Well, it's math competition season. In JH my kids are very involved with this. I had no idea when my eldest started doing this 8 years ago that we'd STILL be doing it. It starts with a little ad in your home school news letter. You think, hey my kid WANTS to do extra math. Sign me up! Then time passes. Other kids get interested. You know, once you start a thing, your family just thinks that's normal so they expect to get their turn. Child # 4 has just advanced to state level competition, and that will be in 11 days. Of course there was no team here, and he REALLY wanted to do it. So guess who was the coach this year? Yep. me! My final child has 2 more years of eligibility for this program, and then I am DONE! 10 years of math competitions all because we didn't ignore the ad in that paper!!! OK there have been really amazing rewards, like I have kids studying maths and sciences in college, and they do really well on standardized tests and get good scholarships... that sort of a thing. So it was a good investment of time. But to tell you the truth, I no longer subscribe to the homeschool newsletter! haha! 
So what activities did you get sucked into that you thought you were only going to do for a little while and it ended up being a very long term project? Or is that just me?


----------



## ErinP (Aug 23, 2007)

I WISH we had something like math competitions (just too rural for that), but apparently I'm now the Leader for the 4H Dog project/club in our county. One of the high school kids called me last summer and said, "Erin? Yeah, so apparently you're in charge of Dog now... When are we going to have our first meeting?" 

I am?!? lol 
Uh...how's Tuesday, I guess? 

At least this year i know in advance


----------



## MCJam (Dec 27, 2012)

Well, I wouldn't call it being sucked in exactly. More like grown into and taken over!

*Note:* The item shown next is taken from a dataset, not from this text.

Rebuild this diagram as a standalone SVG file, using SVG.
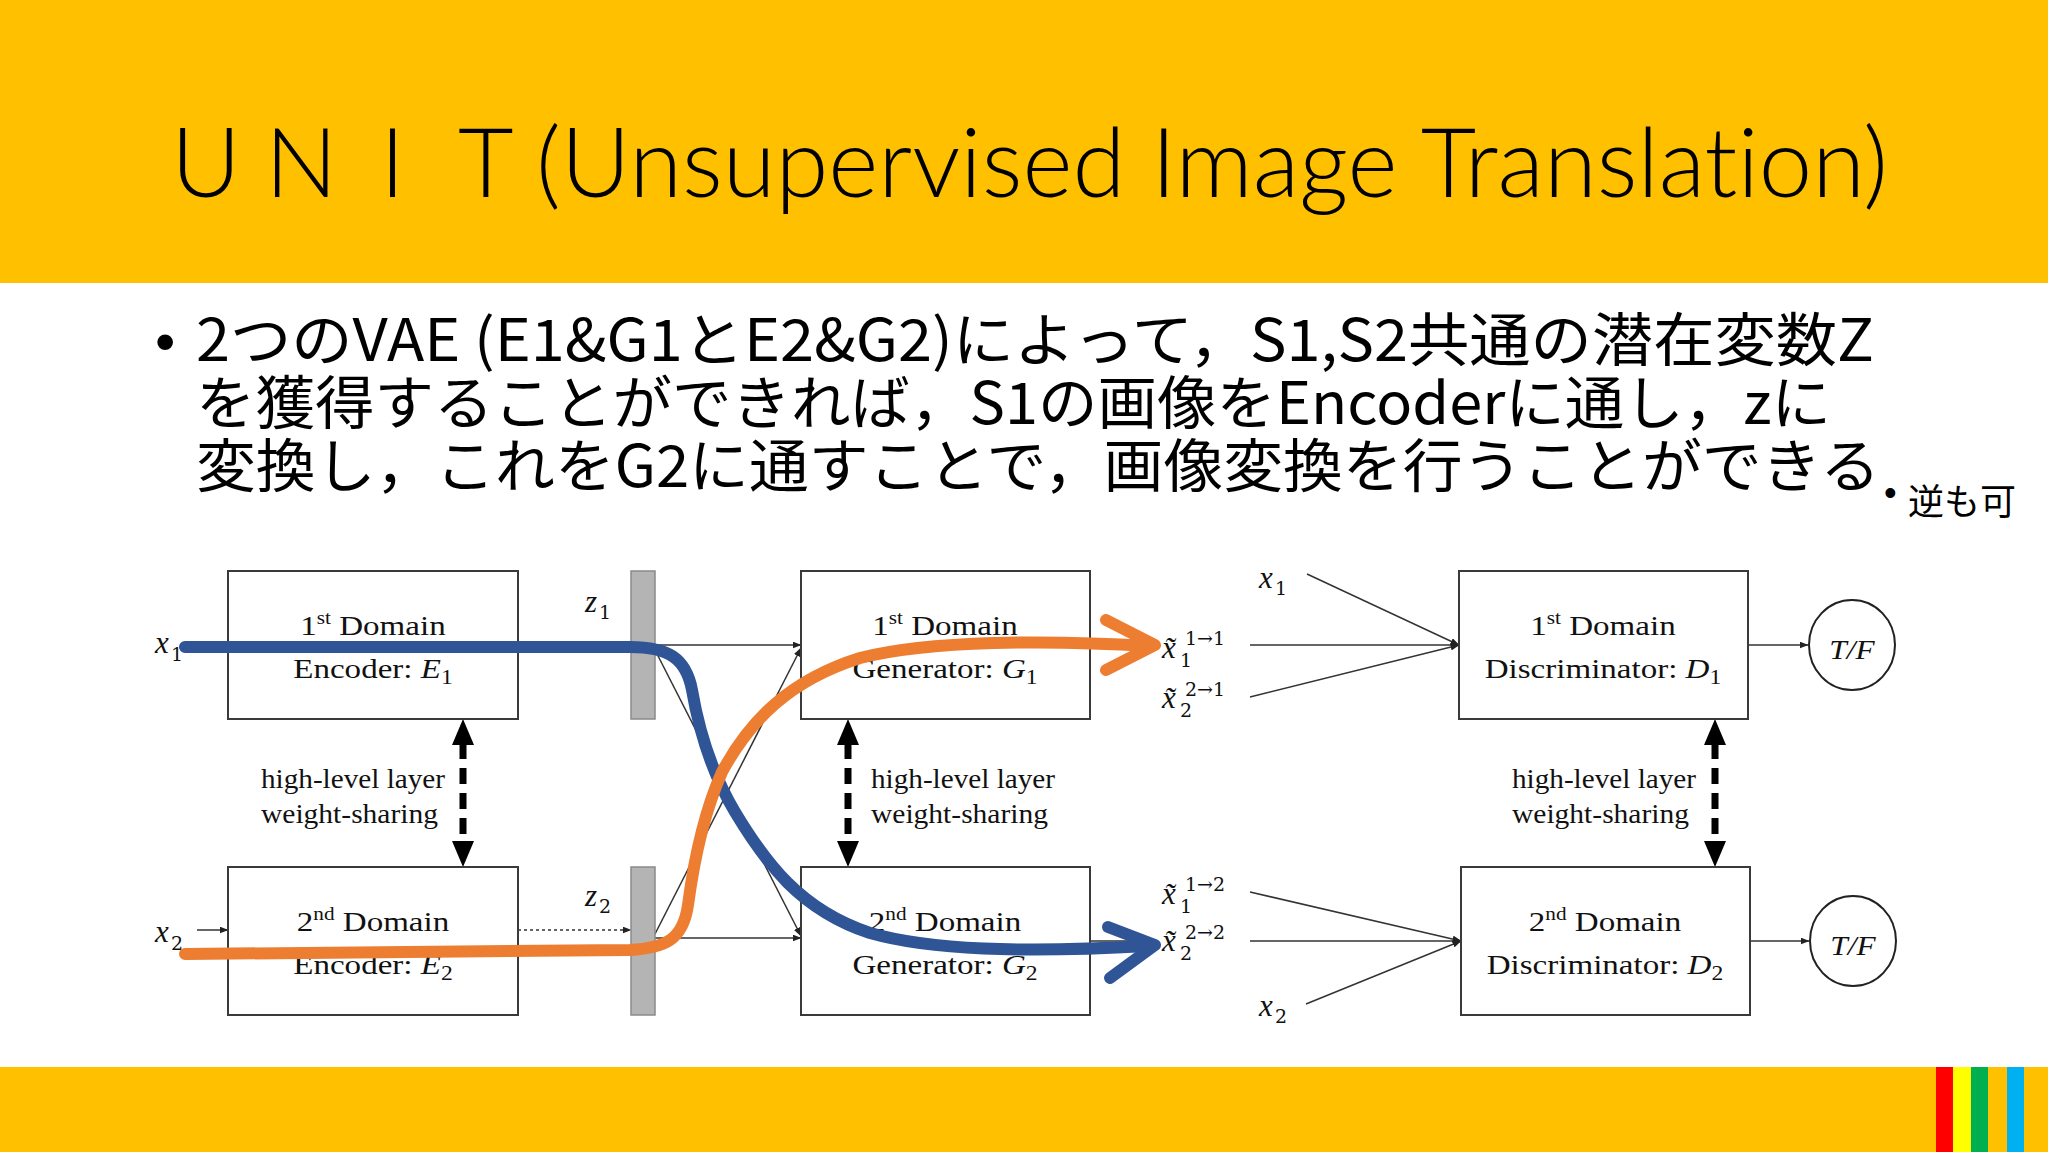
<svg xmlns="http://www.w3.org/2000/svg" width="2048" height="1152" viewBox="0 0 2048 1152">
<defs>
<marker id="ah" markerWidth="9" markerHeight="7" refX="8.5" refY="3.5" orient="auto" markerUnits="userSpaceOnUse"><path d="M0,0 L9,3.5 L0,7 z" fill="#222"/></marker>
</defs>
<style>
.box{fill:#fff;stroke:#3a3a3a;stroke-width:2}
.bar{fill:#b4b4b4;stroke:#8a8a8a;stroke-width:1.5}
.lbl{font-family:"Liberation Serif",serif;font-size:28px;fill:#111;text-anchor:middle}
.it{font-style:italic}
.ln{stroke:#333;stroke-width:1.5;fill:none}
.dot{stroke:#333;stroke-width:1.5;fill:none;stroke-dasharray:3 3}
.hl{font-family:"Liberation Serif",serif;font-size:26.5px;fill:#111}
.m{font-family:"Liberation Serif",serif;fill:#111}
.sm{font-family:"DejaVu Serif",serif;fill:#111;font-size:19px}
.dash{stroke:#000;stroke-width:7;stroke-dasharray:16 9;fill:none}
.head{fill:#000}
.title{font-family:Lato,"Noto Sans CJK JP",sans-serif;font-size:96px;font-weight:300;fill:#000;font-variant-ligatures:none;font-feature-settings:"liga" 0,"dlig" 0}
.body{font-family:"Noto Sans CJK JP","Noto Sans",sans-serif;font-size:58px;fill:#000}
.blue{stroke:#2f5597;stroke-width:12;fill:none;stroke-linecap:round;stroke-linejoin:round}
.orange{stroke:#ed7d31;stroke-width:12;fill:none;stroke-linecap:round;stroke-linejoin:round}
</style>
<rect x="0" y="0" width="2048" height="1152" fill="#fff"/>
<rect x="0" y="0" width="2048" height="283" fill="#FFC000"/>
<rect x="0" y="1067" width="2048" height="85" fill="#FFC000"/>
<rect x="1936" y="1067" width="17" height="85" fill="#FF0000"/>
<rect x="1953" y="1067" width="18" height="85" fill="#FFFF00"/>
<rect x="1971" y="1067" width="17" height="85" fill="#00B050"/>
<rect x="2007" y="1067" width="17" height="85" fill="#00B0F0"/>

<g id="title">
<text class="title" y="197"><tspan x="171">U</tspan><tspan x="265">N</tspan><tspan x="380">I</tspan><tspan x="458">T</tspan></text>
<text class="title" x="536" y="197" textLength="1352" lengthAdjust="spacingAndGlyphs">(Unsupervised Image Translation)</text>
</g>

<g id="bullet-text">
<text x="155" y="361" font-family="'Liberation Sans',sans-serif" font-size="58">•</text>
<text class="body" x="196" y="361" textLength="1678" lengthAdjust="spacingAndGlyphs">2つのVAE (E1&amp;G1とE2&amp;G2)によって，S1,S2共通の潜在変数Z</text>
<text class="body" x="196" y="424" textLength="1635" lengthAdjust="spacingAndGlyphs">を獲得することができれば，S1の画像をEncoderに通し，zに</text>
<text class="body" x="196" y="487" textLength="1684" lengthAdjust="spacingAndGlyphs">変換し，これをG2に通すことで，画像変換を行うことができる</text>
<text x="1884" y="505" font-family="'Liberation Sans',sans-serif" font-size="36">•</text>
<text x="1908" y="515" font-family="'Noto Sans CJK JP',sans-serif" font-size="36">逆も可</text>
</g>

<g id="connectors">
<line class="ln" x1="197" y1="647" x2="228" y2="647" marker-end="url(#ah)"/>
<line class="ln" x1="197" y1="930" x2="228" y2="930" marker-end="url(#ah)"/>
<line class="dot" x1="518" y1="647" x2="631" y2="647" marker-end="url(#ah)"/>
<line class="dot" x1="518" y1="930" x2="631" y2="930" marker-end="url(#ah)"/>
<line class="ln" x1="655" y1="645" x2="801" y2="645" marker-end="url(#ah)"/>
<line class="ln" x1="655" y1="650" x2="801" y2="936" marker-end="url(#ah)"/>
<line class="ln" x1="655" y1="938" x2="801" y2="938" marker-end="url(#ah)"/>
<line class="ln" x1="655" y1="934" x2="801" y2="648" marker-end="url(#ah)"/>
<line class="ln" x1="1090" y1="645" x2="1150" y2="645" marker-end="url(#ah)"/>
<line class="ln" x1="1090" y1="941" x2="1150" y2="941" marker-end="url(#ah)"/>
<line class="ln" x1="1307" y1="574" x2="1459" y2="645" marker-end="url(#ah)"/>
<line class="ln" x1="1250" y1="645" x2="1459" y2="645" marker-end="url(#ah)"/>
<line class="ln" x1="1250" y1="697" x2="1459" y2="645" marker-end="url(#ah)"/>
<line class="ln" x1="1250" y1="892" x2="1461" y2="941" marker-end="url(#ah)"/>
<line class="ln" x1="1250" y1="941" x2="1461" y2="941" marker-end="url(#ah)"/>
<line class="ln" x1="1306" y1="1004" x2="1461" y2="941" marker-end="url(#ah)"/>
<line class="ln" x1="1748" y1="645" x2="1808" y2="645" marker-end="url(#ah)"/>
<line class="ln" x1="1750" y1="941" x2="1809" y2="941" marker-end="url(#ah)"/>
<line class="dash" x1="463" y1="743" x2="463" y2="843"/>
<polygon class="head" points="463,719 452,745 474,745"/>
<polygon class="head" points="463,867 452,841 474,841"/>
<line class="dash" x1="848" y1="743" x2="848" y2="843"/>
<polygon class="head" points="848,719 837,745 859,745"/>
<polygon class="head" points="848,867 837,841 859,841"/>
<line class="dash" x1="1715" y1="743" x2="1715" y2="843"/>
<polygon class="head" points="1715,719 1704,745 1726,745"/>
<polygon class="head" points="1715,867 1704,841 1726,841"/>
</g>

<g id="labels">
<text class="m" font-size="31"><tspan class="it" x="155" y="653">x</tspan><tspan class="sm" x="171" y="661">1</tspan></text>
<text class="m" font-size="31"><tspan class="it" x="155" y="942">x</tspan><tspan class="sm" x="171" y="950">2</tspan></text>
<text class="m" font-size="31"><tspan class="it" x="585" y="612">z</tspan><tspan class="sm" x="599" y="619">1</tspan></text>
<text class="m" font-size="31"><tspan class="it" x="585" y="906">z</tspan><tspan class="sm" x="599" y="913">2</tspan></text>
<text class="m" font-size="31"><tspan class="it" x="1259" y="588">x</tspan><tspan class="sm" x="1275" y="595">1</tspan></text>
<text class="m" font-size="31"><tspan class="it" x="1259" y="1016">x</tspan><tspan class="sm" x="1275" y="1023">2</tspan></text>
<text class="m" font-size="31"><tspan class="it" x="1162" y="658">x̃</tspan><tspan class="sm" x="1180" y="667">1</tspan><tspan class="sm" x="1185" y="645">1→1</tspan></text>
<text class="m" font-size="31"><tspan class="it" x="1162" y="708">x̃</tspan><tspan class="sm" x="1180" y="717">2</tspan><tspan class="sm" x="1185" y="696">2→1</tspan></text>
<text class="m" font-size="31"><tspan class="it" x="1162" y="904">x̃</tspan><tspan class="sm" x="1180" y="913">1</tspan><tspan class="sm" x="1185" y="891">1→2</tspan></text>
<text class="m" font-size="31"><tspan class="it" x="1162" y="951">x̃</tspan><tspan class="sm" x="1180" y="960">2</tspan><tspan class="sm" x="1185" y="939">2→2</tspan></text>
<g transform="translate(261,0)"><text class="hl" y="788" textLength="184" lengthAdjust="spacingAndGlyphs">high-level layer</text><text class="hl" y="823" textLength="177" lengthAdjust="spacingAndGlyphs">weight-sharing</text></g>
<g transform="translate(871,0)"><text class="hl" y="788" textLength="184" lengthAdjust="spacingAndGlyphs">high-level layer</text><text class="hl" y="823" textLength="177" lengthAdjust="spacingAndGlyphs">weight-sharing</text></g>
<g transform="translate(1512,0)"><text class="hl" y="788" textLength="184" lengthAdjust="spacingAndGlyphs">high-level layer</text><text class="hl" y="823" textLength="177" lengthAdjust="spacingAndGlyphs">weight-sharing</text></g>
</g>

<g id="E1">
<rect class="box" x="228" y="571" width="290" height="148"/>
<g transform="translate(373,635) scale(1.18,1)"><text class="lbl">1<tspan font-size="18" dy="-11">st</tspan><tspan dy="11"> Domain</tspan></text></g>
<g transform="translate(373,678) scale(1.18,1)"><text class="lbl">Encoder: <tspan class="it">E</tspan><tspan font-size="20" dy="6">1</tspan></text></g>
</g>
<g id="E2">
<rect class="box" x="228" y="867" width="290" height="148"/>
<g transform="translate(373,931) scale(1.18,1)"><text class="lbl">2<tspan font-size="18" dy="-11">nd</tspan><tspan dy="11"> Domain</tspan></text></g>
<g transform="translate(373,974) scale(1.18,1)"><text class="lbl">Encoder: <tspan class="it">E</tspan><tspan font-size="20" dy="6">2</tspan></text></g>
</g>
<g id="z1"><rect class="bar" x="631" y="571" width="24" height="148"/></g>
<g id="z2"><rect class="bar" x="631" y="867" width="24" height="148"/></g>
<g id="G1">
<rect class="box" x="801" y="571" width="289" height="148"/>
<g transform="translate(945,635) scale(1.18,1)"><text class="lbl">1<tspan font-size="18" dy="-11">st</tspan><tspan dy="11"> Domain</tspan></text></g>
<g transform="translate(945,678) scale(1.18,1)"><text class="lbl">Generator: <tspan class="it">G</tspan><tspan font-size="20" dy="6">1</tspan></text></g>
</g>
<g id="G2">
<rect class="box" x="801" y="867" width="289" height="148"/>
<g transform="translate(945,931) scale(1.18,1)"><text class="lbl">2<tspan font-size="18" dy="-11">nd</tspan><tspan dy="11"> Domain</tspan></text></g>
<g transform="translate(945,974) scale(1.18,1)"><text class="lbl">Generator: <tspan class="it">G</tspan><tspan font-size="20" dy="6">2</tspan></text></g>
</g>
<g id="D1">
<rect class="box" x="1459" y="571" width="289" height="148"/>
<g transform="translate(1603,635) scale(1.18,1)"><text class="lbl">1<tspan font-size="18" dy="-11">st</tspan><tspan dy="11"> Domain</tspan></text></g>
<g transform="translate(1603,678) scale(1.18,1)"><text class="lbl">Discriminator: <tspan class="it">D</tspan><tspan font-size="20" dy="6">1</tspan></text></g>
</g>
<g id="D2">
<rect class="box" x="1461" y="867" width="289" height="148"/>
<g transform="translate(1605,931) scale(1.18,1)"><text class="lbl">2<tspan font-size="18" dy="-11">nd</tspan><tspan dy="11"> Domain</tspan></text></g>
<g transform="translate(1605,974) scale(1.18,1)"><text class="lbl">Discriminator: <tspan class="it">D</tspan><tspan font-size="20" dy="6">2</tspan></text></g>
</g>
<g id="TF1">
<ellipse cx="1852" cy="645" rx="43" ry="45" fill="#fff" stroke="#222" stroke-width="2"/>
<g transform="translate(1852,659) scale(1.12,1)"><text class="lbl it" font-size="40">T/F</text></g>
</g>
<g id="TF2">
<ellipse cx="1853" cy="941" rx="43" ry="45" fill="#fff" stroke="#222" stroke-width="2"/>
<g transform="translate(1853,955) scale(1.12,1)"><text class="lbl it" font-size="40">T/F</text></g>
</g>

<g id="highlight-arrows">
<path class="blue" d="M185,647 L630,647 C668,647 686,658 692,690 C698,725 710,770 735,812 C765,862 800,910 870,933 C930,950 1020,953 1148,946"/>
<polyline class="blue" points="1108,927 1155,945 1110,978"/>
<path class="orange" d="M185,954 L630,950 C665,948 683,940 688,905 C694,860 705,810 722,772 C750,720 790,680 860,658 C930,640 1050,640 1150,646"/>
<polyline class="orange" points="1106,620 1155,645 1106,670"/>
</g>
</svg>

For us it is cheese! My husband and I started with a couple dairy goats for milk for ourselves. Then we started having children and the goats just didn't produce enough and the cream was really hard to get, so then the cow came, and with it, butter, icecream, yogurt and milk of course. Then the children started to grow and pigs were needed to feed them and use up some extra milk. Milk from one cow was not enough to feed the pigs and chickens and us, and of course there is the dry time that was just unbearable, sooo, along comes another milch cow. Then the older girls, teens by now decide to try making cheese. 

To make a long story a little shorter, they now milk three cows by hand spring, summer and winter and then dry two off for winter. We are drinking all the fluid milk we can hold, eating all the yogurt and kefir we want, eating all the ice cream and butter we desire, plus making over 30 varieties of cheeses including mold ripened (like camembert), blue cheeses, grating cheeses (asiago, parmesean), cheddars, goudas, jacks, and a bunch of not so well known varieties and mistakes which are all wonderful! Every now and then one happens, which isn't so wonderful, and the chickens, pigs, dogs and cats get a nice treat.

And just because there isn't enough variety, daughter #2 just bought three nubian goats to experiment with goat cheeses.

We are a dairy family for shure, moooooo.


----------